Holding — Corrigan, J.
- The U.S. District Court for the Middle District of Florida held that the plaintiffs did not sufficiently plead claims for securities fraud regarding most of the alleged misrepresentations but allowed some claims to proceed based on specific statements made in February 2010.
Rule
- A plaintiff must meet heightened pleading standards to establish claims of securities fraud, particularly with respect to allegations of scienter and loss causation.
Reasoning
- The U.S. District Court for the Middle District of Florida reasoned that to survive a motion to dismiss, a complaint must contain sufficient factual matter to state a plausible claim for relief.
- In this case, the court found that the plaintiffs failed to adequately plead scienter, which is the intent to deceive or severe recklessness, for the majority of the alleged false statements made by LPS.
- The court noted that while the plaintiffs had alleged certain misrepresentations, they did not provide enough facts to create a strong inference that the defendants acted with the required state of mind for most of the claims.
- However, the court recognized that the plaintiffs did sufficiently allege claims regarding specific disclosures made in February 2010, where it found that the defendants' statements were misleading and did not reflect the full extent of the issues at DocX, LPS's subsidiary involved in the alleged fraudulent practices.
- Therefore, the court granted the motion to dismiss in part and allowed the plaintiffs to replead their remaining claims.
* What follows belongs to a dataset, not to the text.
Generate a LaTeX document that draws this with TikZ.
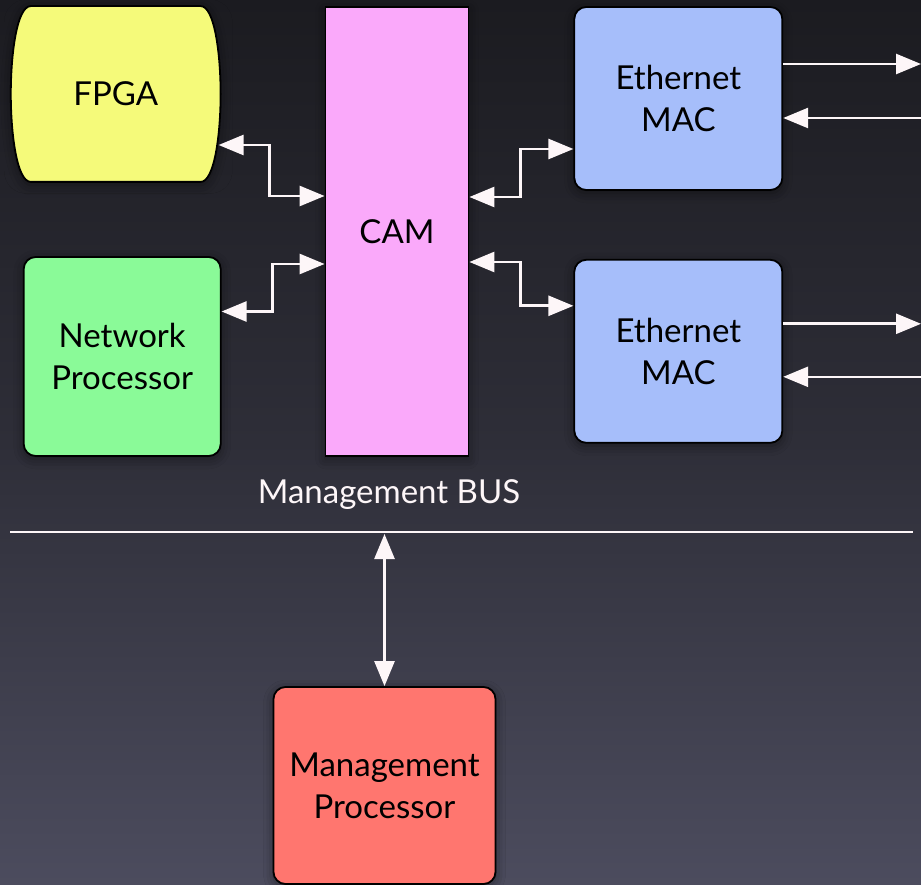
\documentclass[tikz,border=0pt]{standalone}
\usepackage{fontspec}
\setmainfont{Lato}
\usepackage{xcolor}
\usetikzlibrary{arrows.meta, positioning, shadows.blur}
\definecolor{bgtop}{HTML}{1B1B20}
\definecolor{bgmid}{HTML}{2E2E38}
\definecolor{bgbot}{HTML}{4C4C5E}
\definecolor{fpgafill}{HTML}{F5FA7A}
\definecolor{camfill}{HTML}{FAA9FA}
\definecolor{npfill}{HTML}{8AFA98}
\definecolor{macfill}{HTML}{A6BEFA}
\definecolor{mpfill}{HTML}{FF766F}
\definecolor{wirewhite}{HTML}{FDF6F8}
\tikzset{
  halo/.style={blur shadow={shadow xshift=0pt, shadow yshift=-3pt,
               shadow blur radius=10pt, shadow opacity=45}},
  block/.style={rectangle, rounded corners=12pt, draw=black, line width=1.8pt,
                fill=#1, text=black, font=\fontsize{33}{42}\selectfont,
                inner sep=0pt, align=center, halo},
  block/.default=macfill,
  barrel/.style={draw=black, line width=1.8pt, fill=fpgafill, halo},
  link/.style={{Triangle[length=25pt,width=20pt]}-{Triangle[length=25pt,width=20pt]},
               line width=2.6pt, draw=wirewhite},
  oneway/.style={-{Triangle[length=25pt,width=20pt]},
                 line width=2.6pt, draw=wirewhite},
  busline/.style={line width=2pt, draw=wirewhite},
  lbl/.style={font=\fontsize{33}{40}\selectfont, text=wirewhite},
}
\begin{document}
\begin{tikzpicture}[x=1pt, y=-1pt]
  \shade[top color=bgtop, bottom color=bgbot, middle color=bgmid]
    (0,0) rectangle (921,885);
  \useasboundingbox (0,0) rectangle (921,885);
  %% CAM in the middle
  \node[block=camfill, rounded corners=0pt, minimum width=143pt,
        minimum height=449pt] (cam) at (397,231.5) {CAM};
  %% left side
  \node[block=fpgafill, draw=none, fill=none, blur shadow={shadow opacity=0},
        minimum width=208pt, minimum height=174pt,
        below left=0pt and 104pt of cam.north west] (fpga) {};
  \draw[barrel] ([xshift=20pt]fpga.north west) -- ([xshift=-20pt]fpga.north east)
    .. controls ([xshift=-6pt]fpga.north east) and ([yshift=-48pt]fpga.north east)
    .. (fpga.east)
    .. controls ([yshift=48pt]fpga.south east) and ([xshift=-6pt]fpga.south east)
    .. ([xshift=-20pt]fpga.south east) -- ([xshift=20pt]fpga.south west)
    .. controls ([xshift=6pt]fpga.south west) and ([yshift=48pt]fpga.south west)
    .. (fpga.west)
    .. controls ([yshift=-48pt]fpga.north west) and ([xshift=6pt]fpga.north west)
    .. cycle;
  \node[font=\fontsize{33}{42}\selectfont] at (fpga.center) {FPGA};
  \node[block=npfill, minimum width=197pt, minimum height=199pt,
        above left=0pt and 103pt of cam.south west] (np) {Network\\Processor};
  %% right side
  \node[block, minimum width=208pt, minimum height=183pt,
        below right=0pt and 104pt of cam.north east] (mac1) {Ethernet\\MAC};
  \node[block, minimum width=208pt, minimum height=183pt,
        below=68pt of mac1] (mac2) {Ethernet\\MAC};
  %% management
  \node[lbl] (buslbl) at (389,495) {Management BUS};
  \coordinate (busL) at (10,532);
  \coordinate (busR) at (913,532);
  \coordinate (edgeR) at (921,0);
  \node[block=mpfill, minimum width=222pt, minimum height=197pt]
    (mp) at (384.5,785.5) {Management\\Processor};
  %% CAM links
  \draw[link] ([xshift=-2pt,yshift=-51pt]fpga.east) -- ++(51,0)
    |- ([yshift=35.5pt]cam.west);
  \draw[link] ([yshift=45pt]np.east) -- ++(51,0)
    |- ([yshift=-32.5pt]cam.west);
  \draw[link] ([yshift=34.5pt]cam.east) -- ++(51,0)
    |- ([yshift=-50.5pt]mac1.west);
  \draw[link] ([yshift=-30.5pt]cam.east) -- ++(51,0)
    |- ([yshift=45.5pt]mac2.west);
  %% ports
  \foreach \m/\a/\b in {mac1/34.5/-19.5, mac2/27.5/-25.5}{
    \draw[oneway] ([yshift=\a pt]\m.east) -- ([yshift=\a pt]\m.east -| edgeR);
    \draw[oneway] ([yshift=\b pt]\m.east -| edgeR) -- ([yshift=\b pt]\m.east);
  }
  %% bus
  \draw[busline] (busL) -- (busR);
  \draw[link] (mp.north) -- ([yshift=-2pt]mp.north |- busL);
\end{tikzpicture}
\end{document}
Deep Dive: How the Court Reached Its Decision
Court's Reasoning on Pleading Standards
The court reasoned that to survive a motion to dismiss, a complaint must contain sufficient factual matter that, when accepted as true, states a claim that is plausible on its face. In this case, the court applied the heightened pleading standards required by the Private Securities Litigation Reform Act (PSLRA), which demands a strong inference of scienter, or intent to deceive, alongside specific factual allegations. The court emphasized that the plaintiffs' allegations must not only assert misrepresentations but also demonstrate that the defendants acted with the requisite state of mind, which could be either intent to deceive or severe recklessness. The court noted that the plaintiffs had failed to provide enough factual information to support such an inference for most of the alleged false statements made by LPS. As a result, the court found that the majority of the claims were insufficiently pleaded and warranted dismissal. However, the court recognized that some claims were adequately alleged, particularly regarding specific disclosures made in February 2010, which were deemed misleading and incomplete concerning the issues at LPS's subsidiary, DocX. The court thus allowed these particular claims to proceed while permitting the plaintiffs to replead their remaining allegations where necessary.
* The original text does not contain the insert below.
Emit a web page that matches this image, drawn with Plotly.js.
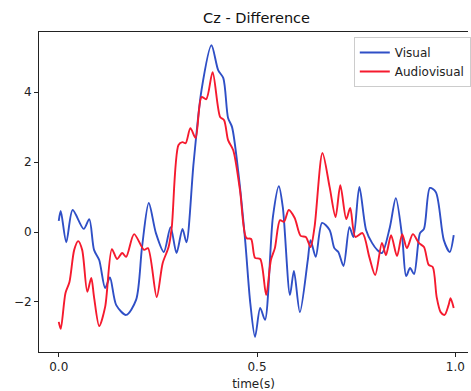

Scienter and Its Importance
Scienter, which refers to the mental state or intent behind a misleading statement, was a critical focus of the court's reasoning. The court stated that the plaintiffs needed to establish a strong inference of scienter for each defendant and each alleged violation of securities laws. The court explained that merely claiming that LPS executives should have known about the illicit practices at DocX was insufficient; the plaintiffs needed to provide concrete factual evidence showing that the executives acted with intent to deceive or were severely reckless in their actions. The court found that the plaintiffs relied on a combination of hearsay and inconsistent witness testimonies rather than on direct evidence of knowledge or intent. This lack of a clear and compelling narrative regarding the executives' state of mind led to the conclusion that the plaintiffs did not meet the stringent requirements for proving scienter for most of their claims. In contrast, the court recognized that certain statements made in February 2010 did contain sufficient allegations of misrepresentation that reflected a failure to disclose the full scope of the issues at DocX, thus permitting those claims to survive the motion to dismiss.
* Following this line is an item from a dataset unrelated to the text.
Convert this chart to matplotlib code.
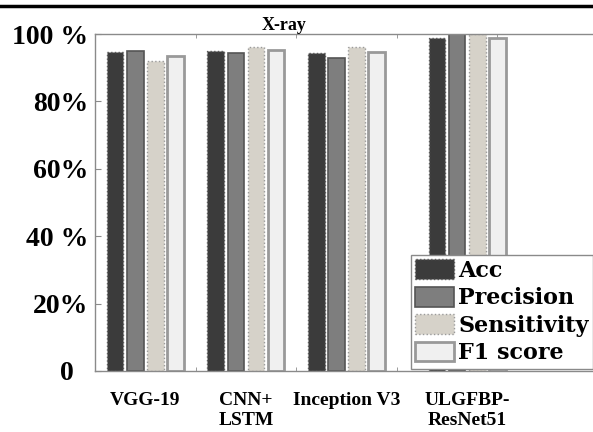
import matplotlib
matplotlib.use("Agg")
import matplotlib.pyplot as plt
from matplotlib.lines import Line2D
import numpy as np

# ---- data ----
models = ["VGG-19", "CNN+\nLSTM", "Inception V3", "ULGFBP-\nResNet51"]
acc = [94.6, 95.0, 94.3, 98.7]
precision = [95.1, 94.5, 93.0, 100.0]
sensitivity = [92.1, 96.2, 96.2, 100.0]
f1_score = [93.5, 95.3, 94.6, 98.7]
series_names = ["Acc", "Precision", "Sensitivity", "F1 score"]
ytick_vals = [0, 20, 40, 60, 80, 100]
ytick_labels = ["0  ", "20%", "40 %", "60%", "80%", "100 %"]
title = "X-ray"

# ---- layout / style ----
group_pos = np.array([0, 1, 2, 3.2])
offsets = [-0.3, -0.1, 0.1, 0.3]
bar_w = 0.165
styles = [
    dict(facecolor="#3b3b3b", edgecolor="#5a5a5a", linewidth=1.0, linestyle=":"),
    dict(facecolor="#7e7e7e", edgecolor="#555555", linewidth=1.2, linestyle="-"),
    dict(facecolor="#d6d2c9", edgecolor="#9a9a9a", linewidth=1.0, linestyle=":"),
    dict(facecolor="#f0f0f0", edgecolor="#999999", linewidth=2.0, linestyle="-"),
]

W, H = 593, 432
fig = plt.figure(figsize=(W / 100, H / 100), dpi=100)
left_px, right_px, top_px, bot_px = 95, 603, 34, 371
ax = fig.add_axes([left_px / W, (H - bot_px) / H,
                   (right_px - left_px) / W, (bot_px - top_px) / H])

series = [acc, precision, sensitivity, f1_score]
handles = []
for vals, off, st, name in zip(series, offsets, styles, series_names):
    b = ax.bar(group_pos + off, vals, width=bar_w, label=name, zorder=2, **st)
    handles.append(b)

ax.set_xlim(-0.5, 4.55)
ax.set_ylim(0, 100)

for sp in ax.spines.values():
    sp.set_color("#8a8a8a")
    sp.set_linewidth(1.0)

serif = "Liberation Serif"
ax.set_yticks(ytick_vals)
ax.set_yticklabels(ytick_labels, fontfamily=serif, fontweight="bold", fontsize=20)
ax.tick_params(axis="y", direction="in", length=4, color="#8a8a8a", pad=5)

ax.set_xticks(group_pos)
ax.set_xticklabels(models, fontfamily=serif, fontweight="bold", fontsize=14,
                   linespacing=1.25)
ax.tick_params(axis="x", length=0, pad=15)
ax.set_xticks([0.5, 1.5, 2.5, 3.5], minor=True)
ax.tick_params(axis="x", which="minor", direction="in", length=3,
               color="#8a8a8a", top=True, bottom=True)

fig.text(284 / W, (H - 30) / H, title, ha="center", va="baseline",
         fontfamily=serif, fontweight="bold", fontsize=13)

leg_fs = 16
leg_px = leg_fs * 100 / 72
leg = fig.legend(handles=handles, loc="upper left",
                 bbox_to_anchor=(411 / W, (H - 255) / H),
                 bbox_transform=fig.transFigure,
                 prop=dict(family="DejaVu Serif", weight="bold", size=leg_fs),
                 handlelength=39 / leg_px, handleheight=22 / leg_px,
                 handletextpad=4 / leg_px, labelspacing=0.22,
                 borderpad=0.2, borderaxespad=0, fancybox=False,
                 framealpha=1, edgecolor="#8a8a8a")
leg.get_frame().set_linewidth(1.0)

fig.add_artist(Line2D([0, 1], [(H - 5.5) / H] * 2, transform=fig.transFigure,
                      color="black", linewidth=2.5))

fig.savefig("out.png", dpi=100)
Loss Causation and Its Role
The court also evaluated the issue of loss causation, which requires plaintiffs to demonstrate that the alleged misstatements directly caused their economic losses. The court reiterated that a causal connection must exist between the fraudulent statements and the losses incurred by the plaintiffs. While the defendants sought to challenge this aspect of the plaintiffs' claims, the court ultimately concluded that the factual allegations provided by the plaintiffs were sufficient to establish a plausible connection between the misleading statements and the alleged damages. The court highlighted the importance of viewing these allegations in the light most favorable to the plaintiffs at the motion to dismiss stage. However, it indicated that the plaintiffs would need to provide more concrete evidence to support loss causation as the case progressed. The court's decision to allow some claims to proceed was based on its finding that the plaintiffs had adequately linked certain statements to their economic injuries, thereby satisfying the loss causation requirement for those specific allegations.
State Law Claims Consideration
In addition to the federal securities fraud claims, the court addressed the state law claims for common law fraud and negligent misrepresentation. The court noted that the elements of common law fraud were substantially similar to those governing securities fraud, but with a more stringent requirement for proving actual knowledge of falsity. The court explained that while the PSLRA applied to securities fraud claims, the common law fraud claims were assessed under the less rigorous Rule 9(b), which requires only that fraud be pleaded with particularity. The court recognized that the plaintiffs had not sufficiently pleaded their common law fraud claims in the same way as their securities claims, but it did not dismiss these claims outright, allowing them to proceed to the extent that they were factually supported. The court also evaluated the negligent misrepresentation claims, ultimately finding that the plaintiffs needed to establish a clearer link between the alleged misrepresentations and the actions of the executives to meet the necessary legal standards. Overall, the court indicated a willingness to consider the merits of the state law claims as they related to the prevailing federal claims.
Conclusion on Dismissal and Repleading
The court concluded by granting the defendants' motion to dismiss in part and denying it in part. It determined that most of the plaintiffs' allegations failed to meet the heightened pleading standards for securities fraud and thus warranted dismissal. However, the court allowed certain claims based on specific statements made in February 2010 to proceed, as they contained sufficient factual support for the allegations of misleading disclosures. The court emphasized that Maverick Fund had multiple opportunities to meet the pleading requirements and had been specifically instructed that its third amended complaint should represent its best case. As a result, the court ordered the plaintiffs to file a fourth amended complaint that complied with its rulings and included only those allegations not foreclosed by the order. The court also instructed the defendants to provide their answer to the amended complaint by a specified deadline, signaling that the case would move forward with the remaining claims after the narrowing of issues.